Why Missouri courts keep tossing the secretary of state’s ballot language

Missouri Secretary of State Denny Hoskins walks into a Missouri Right to Life rally in March 2025 (Annelise Hanshaw/Missouri Independent).

Once is an accident. Twice is a coincidence. Three times is a pattern.

So what does it say when five times in recent months ballot summaries written by Missouri Secretary of State Denny Hoskins have been tossed out by the courts?

Since October, judges at every level of Missouri’s court system have stepped in to block or rewrite ballot language drafted by Hoskins. At stake are some of the most politically charged issues in the state: public education funding, private school vouchers, abortion rights, gerrymandering and the initiative petition process itself.

First, a judge in October found Hoskins’ description of an initiative petition seeking to enshrine education as a fundamental right in the state constitution to be “insufficient and unfair.”

Then came a ruling last month from the Missouri Court of Appeals, which faulted Hoskins for failing to disclose in a summary that a proposed ballot measure would repeal the reproductive rights amendment voters approved in 2024 to legalize abortion.

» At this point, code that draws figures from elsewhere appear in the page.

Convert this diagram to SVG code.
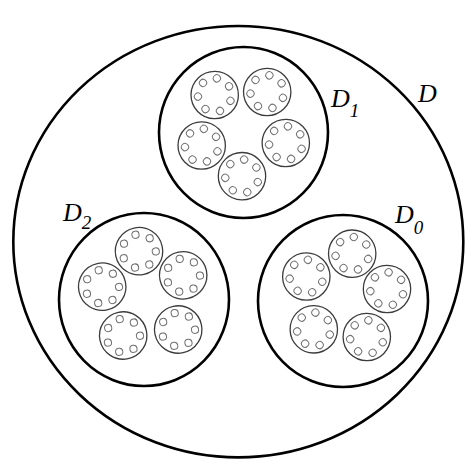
<svg xmlns="http://www.w3.org/2000/svg" xmlns:xlink="http://www.w3.org/1999/xlink" width="474" height="474" viewBox="0 0 474 474">
<style>
.big{fill:none;stroke:#000;stroke-width:2.6}
.m{fill:#fff;stroke:#3c3c3c;stroke-width:1.3}
.s{fill:#fff;stroke:#707070;stroke-width:1}
.lbl{font-family:"Liberation Serif","Times New Roman",serif;font-style:italic;font-size:26px;fill:#000}
.sub{font-size:19px}
</style>
<defs>
<g id="ring">
<circle class="s" cx="16.8" cy="0" r="3.6"/>
<circle class="s" cx="10.47" cy="13.13" r="3.6"/>
<circle class="s" cx="-3.74" cy="16.38" r="3.6"/>
<circle class="s" cx="-15.14" cy="7.29" r="3.6"/>
<circle class="s" cx="-15.14" cy="-7.29" r="3.6"/>
<circle class="s" cx="-3.74" cy="-16.38" r="3.6"/>
<circle class="s" cx="10.47" cy="-13.13" r="3.6"/>
</g>
<g id="strand">
<circle class="m" cx="0" cy="0" r="23.7"/>
<use xlink:href="#ring" href="#ring"/>
</g>
</defs>
<rect width="474" height="474" fill="#fff"/>
<g id="D">
<ellipse class="big" cx="238.3" cy="241.7" rx="225" ry="215.7"/>
<text class="lbl" x="418" y="102">D</text>
</g>
<g id="D1">
<ellipse class="big" cx="243.5" cy="132.5" rx="84.5" ry="85.5"/>
<use xlink:href="#strand" href="#strand" transform="translate(214.7,95) rotate(-134)"/>
<use xlink:href="#strand" href="#strand" transform="translate(267.2,92) rotate(-134)"/>
<use xlink:href="#strand" href="#strand" transform="translate(201.7,145.5) rotate(-134)"/>
<use xlink:href="#strand" href="#strand" transform="translate(285.8,143) rotate(-134)"/>
<use xlink:href="#strand" href="#strand" transform="translate(242,176.2) rotate(-134)"/>
<text class="lbl" x="331" y="107">D<tspan class="sub" dy="10">1</tspan></text>
</g>
<g id="D2">
<ellipse class="big" cx="144" cy="299.5" rx="85" ry="86.5"/>
<use xlink:href="#strand" href="#strand" transform="translate(139,251.2) rotate(-102)"/>
<use xlink:href="#strand" href="#strand" transform="translate(183.2,275.3) rotate(-102)"/>
<use xlink:href="#strand" href="#strand" transform="translate(102.2,286.7) rotate(-102)"/>
<use xlink:href="#strand" href="#strand" transform="translate(123.2,335.5) rotate(-102)"/>
<use xlink:href="#strand" href="#strand" transform="translate(178.2,329.5) rotate(-102)"/>
<text class="lbl" x="63" y="221">D<tspan class="sub" dy="8">2</tspan></text>
</g>
<g id="D0">
<ellipse class="big" cx="343" cy="301" rx="85" ry="86"/>
<use xlink:href="#strand" href="#strand" transform="translate(352.2,253.7) rotate(-136)"/>
<use xlink:href="#strand" href="#strand" transform="translate(387,289) rotate(-136)"/>
<use xlink:href="#strand" href="#strand" transform="translate(306.3,276.5) rotate(-136)"/>
<use xlink:href="#strand" href="#strand" transform="translate(313.8,329.3) rotate(-136)"/>
<use xlink:href="#strand" href="#strand" transform="translate(366.8,337) rotate(-136)"/>
<text class="lbl" x="395" y="223">D<tspan class="sub" dy="11">0</tspan></text>
</g>
<g id="connectors"/>
</svg>
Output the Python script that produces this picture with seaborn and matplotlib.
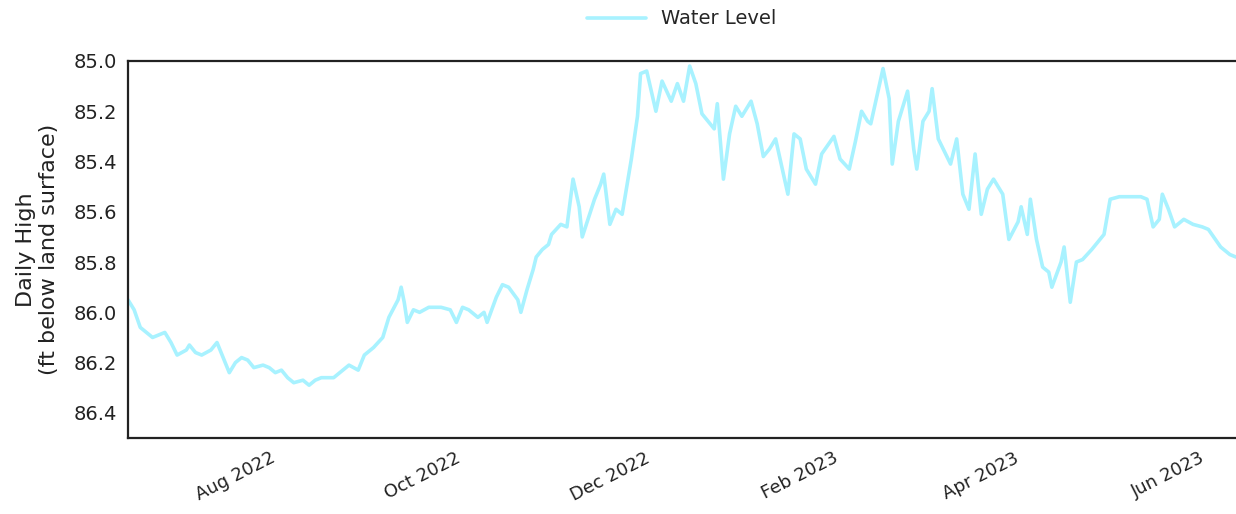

Weeks later, Hoskins’ attorneys acknowledged in court that he had written a ballot summary “likely to create prejudice” against a possible referendum on Missouri’s gerrymandered congressional map. That same day, a Cole County judge rejected his summary for a proposal aimed at making it harder for lawmakers to overturn a successful initiative petition.

And last week, Hoskins lost a fifth time, when an appeals court struck down his summary for an initiative petition that would bar state funding for private education.

Taken together, the rulings paint a picture of an office repeatedly testing how much advocacy it can embed into what is supposed to be a neutral description.

So what gives?

One possible explanation lies in a law passed by Republican lawmakers last year that gave the secretary of state three chances to rewrite ballot language deemed insufficient or biased before a judge could intervene. The Missouri Supreme Court struck that law down last month as unconstitutional, but while it was in effect, critics say it functioned less as a safeguard than as a tool to burden the initiative petition process.

An unfair or misleading ballot summary forces initiative backers to divert time and money into litigation — resources that might otherwise be spent gathering signatures or persuading voters. Delay alone can be decisive in a process governed by hard deadlines.

Hoskins has done little to tamp down that criticism. Facing questions over a ballot summary warning that repealing a stadium financing law would “likely cause the Kansas City Chiefs to move” to Kansas, he called his summary a “first bite at the apple” — suggesting opponents could just sue if they objected.

Missouri law charges the secretary of state with distilling complex proposals into a few dozen words. Those words matter enormously. Research shows voters rely heavily on ballot language, particularly for down-ballot measures where campaigns are less visible and partisan cues are weaker.

That reality has always tempted secretaries of state to push the boundaries. What distinguishes Missouri’s current moment is not partisan disagreement, but frequency — how often judges are concluding those boundaries have been crossed.

The danger is not simply biased wording on a handful of measures. It is the gradual erosion of trust in a system meant to give citizens a direct voice when the Legislature will not — and the growing perception that the referee, not the voters, may be shaping the outcome.